Before we get started, this is a very high level view of data structures, I am not a full time software developer just a person passionate about information systems hoping to impart some thoughts.
Let’s design a data model for a CRM (Customer Relationship Management) software.
- First we need people, so we add a table for people.
- Second we need the companies those people work at, so we create a table for companies, there should be a way to link people to companies as contacts or something like that.
- Third we need to log our calls to those people so we have a record of when we called them and notes about the call.
We will mock this up into a diagram first, that way we can get a feel for the data before we go and build it.
Approaching this traditionally we went up with a design like above, I studied this at uni and and when I think about this I default to a relational table structure. It is nice to reason about, each table has rows and each row is one thing, I often try to explain this notion to people when they are building spreadsheets (the real data backbone of any organisation). Relationships (connections) are not presented as their own thing but merely another element inside a row, it is these relationships (the context), that gives data better meaning.
I wanted to give documents an honorary mention, as they are a common data structure and a more recent byproduct of the NOsql movement. Documents makes sense and nested information that does not need relationships (ie. no context needed outside of the document itself) becomes massively easy compared to tables. However, in most cases relationships to other documents become DIY and unless you are a database builder is something that you should probably not want to or have to manage.

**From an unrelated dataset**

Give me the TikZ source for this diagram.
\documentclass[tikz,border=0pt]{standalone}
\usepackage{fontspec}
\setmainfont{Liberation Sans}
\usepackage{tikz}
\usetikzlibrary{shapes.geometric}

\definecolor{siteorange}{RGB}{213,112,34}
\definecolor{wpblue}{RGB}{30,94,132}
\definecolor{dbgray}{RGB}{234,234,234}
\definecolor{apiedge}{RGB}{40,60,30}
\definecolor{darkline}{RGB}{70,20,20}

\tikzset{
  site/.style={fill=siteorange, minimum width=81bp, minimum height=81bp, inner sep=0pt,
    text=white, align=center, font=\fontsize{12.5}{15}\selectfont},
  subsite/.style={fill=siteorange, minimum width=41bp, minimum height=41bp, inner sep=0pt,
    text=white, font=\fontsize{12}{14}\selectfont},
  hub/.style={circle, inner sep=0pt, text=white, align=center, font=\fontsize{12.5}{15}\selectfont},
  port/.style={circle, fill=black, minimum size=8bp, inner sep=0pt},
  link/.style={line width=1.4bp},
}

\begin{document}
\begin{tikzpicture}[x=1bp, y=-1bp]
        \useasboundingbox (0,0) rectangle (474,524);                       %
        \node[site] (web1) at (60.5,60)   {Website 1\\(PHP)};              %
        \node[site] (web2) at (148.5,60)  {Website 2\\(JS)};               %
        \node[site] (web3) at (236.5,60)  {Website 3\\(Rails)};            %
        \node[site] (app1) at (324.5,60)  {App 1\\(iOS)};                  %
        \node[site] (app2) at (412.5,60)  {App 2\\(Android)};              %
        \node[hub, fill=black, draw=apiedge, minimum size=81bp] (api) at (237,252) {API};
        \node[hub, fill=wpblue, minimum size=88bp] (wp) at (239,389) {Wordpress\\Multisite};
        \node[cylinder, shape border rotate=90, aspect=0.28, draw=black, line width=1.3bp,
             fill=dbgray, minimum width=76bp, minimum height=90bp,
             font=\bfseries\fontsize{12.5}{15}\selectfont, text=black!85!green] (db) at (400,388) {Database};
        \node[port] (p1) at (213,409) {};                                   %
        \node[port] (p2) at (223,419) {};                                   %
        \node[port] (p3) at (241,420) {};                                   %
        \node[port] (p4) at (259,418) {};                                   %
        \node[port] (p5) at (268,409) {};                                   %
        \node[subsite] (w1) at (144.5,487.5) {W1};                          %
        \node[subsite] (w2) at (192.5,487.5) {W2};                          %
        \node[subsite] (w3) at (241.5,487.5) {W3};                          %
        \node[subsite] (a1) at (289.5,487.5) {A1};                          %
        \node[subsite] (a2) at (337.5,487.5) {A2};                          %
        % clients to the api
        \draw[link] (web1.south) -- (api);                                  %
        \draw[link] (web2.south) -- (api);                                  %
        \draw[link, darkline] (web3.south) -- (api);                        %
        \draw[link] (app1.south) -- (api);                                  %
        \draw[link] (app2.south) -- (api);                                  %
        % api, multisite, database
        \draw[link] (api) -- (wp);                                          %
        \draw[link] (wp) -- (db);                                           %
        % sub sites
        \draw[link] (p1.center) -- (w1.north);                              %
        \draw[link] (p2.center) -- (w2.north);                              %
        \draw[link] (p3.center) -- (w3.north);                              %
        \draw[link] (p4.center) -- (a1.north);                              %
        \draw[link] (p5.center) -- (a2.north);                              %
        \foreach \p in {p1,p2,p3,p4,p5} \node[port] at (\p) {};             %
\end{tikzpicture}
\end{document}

I have an obsession with graph databases, I feel like the world makes sense in graphs and think that graphs should really be called relational databases but that name has already been taken. Graphs have entities (aka nodes) that are much like a single row in a table or a single document. Graphs also have edges (aka vertices) that form the connection between the entities, but they are treated just as special as the entities themselves. The freedom to model any data structure is intoxicating, you can start with a whole bunch of disconnected nodes and then as your information builds you can join them to each other any which way. Some graph databases even let you store data on the edges themselves and let you query them efficiently which is super exciting. As you dig deeper into graph databases however you come up against decisions about should things be attributes (think person/email)or should they be joined nodes (think of email as its own node, joined via an edge to a person). This immense flexibility can feel a little too much and while graphs are beautiful, they can force decisions too early on the data model.
RDF (Resource Description Framework)
Beyond feeling a bit over engineered and lacking great commercial / open source solutions the approach seems like a natural progression from graphs. For those who have not read anything about RDFs (aka Triple stores) think of a SQL database made ONLY of one table, one massive table with just three fields (basic concept only).
- Subject: A reference to any other row in the table.
- Predicate: A string, usually a verb.
- Object: A value OR a reference to any other row in the table.
From this we can structure anything, it is awesome! At first it feels a bit verbose but it brings all data models down to their core elements, like the atom of data. The person row presented at the top would actually consist of multiple ‘triples’ where each one tells one part of the person story, eg. [1, person/name, ‘John’], [1, person/email, ‘[email protected]’]
A relationship (or edge) is just a triple that connects to entities and nested information are also just triples connected to a triple on the parent entity.
Pause & Reflect — when information changes
So for whatever reason we use one of the data structures above, it could be that tables (SQL) is proven, works and open source projects abound so we lock it in. We have been using the system now for six months and then we get to a point where we want to ask our database:
Dear database can you tell me when person 123’s email changed, what it was and what it was changed to, ideally who made that change also.
For all of the options above, we are mostly stuck with a non-response from our database, and Google will get some great responses that all would have helped six months ago but not today. We can can add timestamps, user add/update stamps and we can even split out emails to their own row/nodes but all of these only help us after some sort of implementation. Most likely we would then look at backups, logs or requests to find out this information if it is worth the hassle or trouble and as long as this is not a regular occurrence.
I personally feel that knowing the context of the when (the transaction) is just as critical as knowing the context of data through their relationships to other pieces of data. You may not need it on day one, but you will need it — as someone who loves Google Docs, being able to see all revisions to any document I have ever worked on is not required all the time but when it is needed it is amazing to have it there.
Datomic aka Facts
Datomic is very similar to RDF, but instead of triples we have items that consist of four basic elements:
- Entity (like Subject)
- Attribute (like predicate, but a nicer name IMO)
- Value (like Object, can be an actual value or a reference to another entity)
- Transaction (a special reference to another entity which itself contains facts about when, who, etc)
This simple and single approach to the view of your data removes the need to think so far in advance about everything you need. While changing schema might be non-trivial it does not affect the overall approach to the database structure. The future requests of the system do not have to be predicted to be prepared for and the icing on the cake is that this database is immutable, meaning that data put in is never removed, any changes are just new facts added into the system.
Next time you are considering some database architecture, take a bit of time to read about what else is out there. It might not mean you fork out the coin for a Datomic license but it may help you think twice before picking your previous default database system and schema.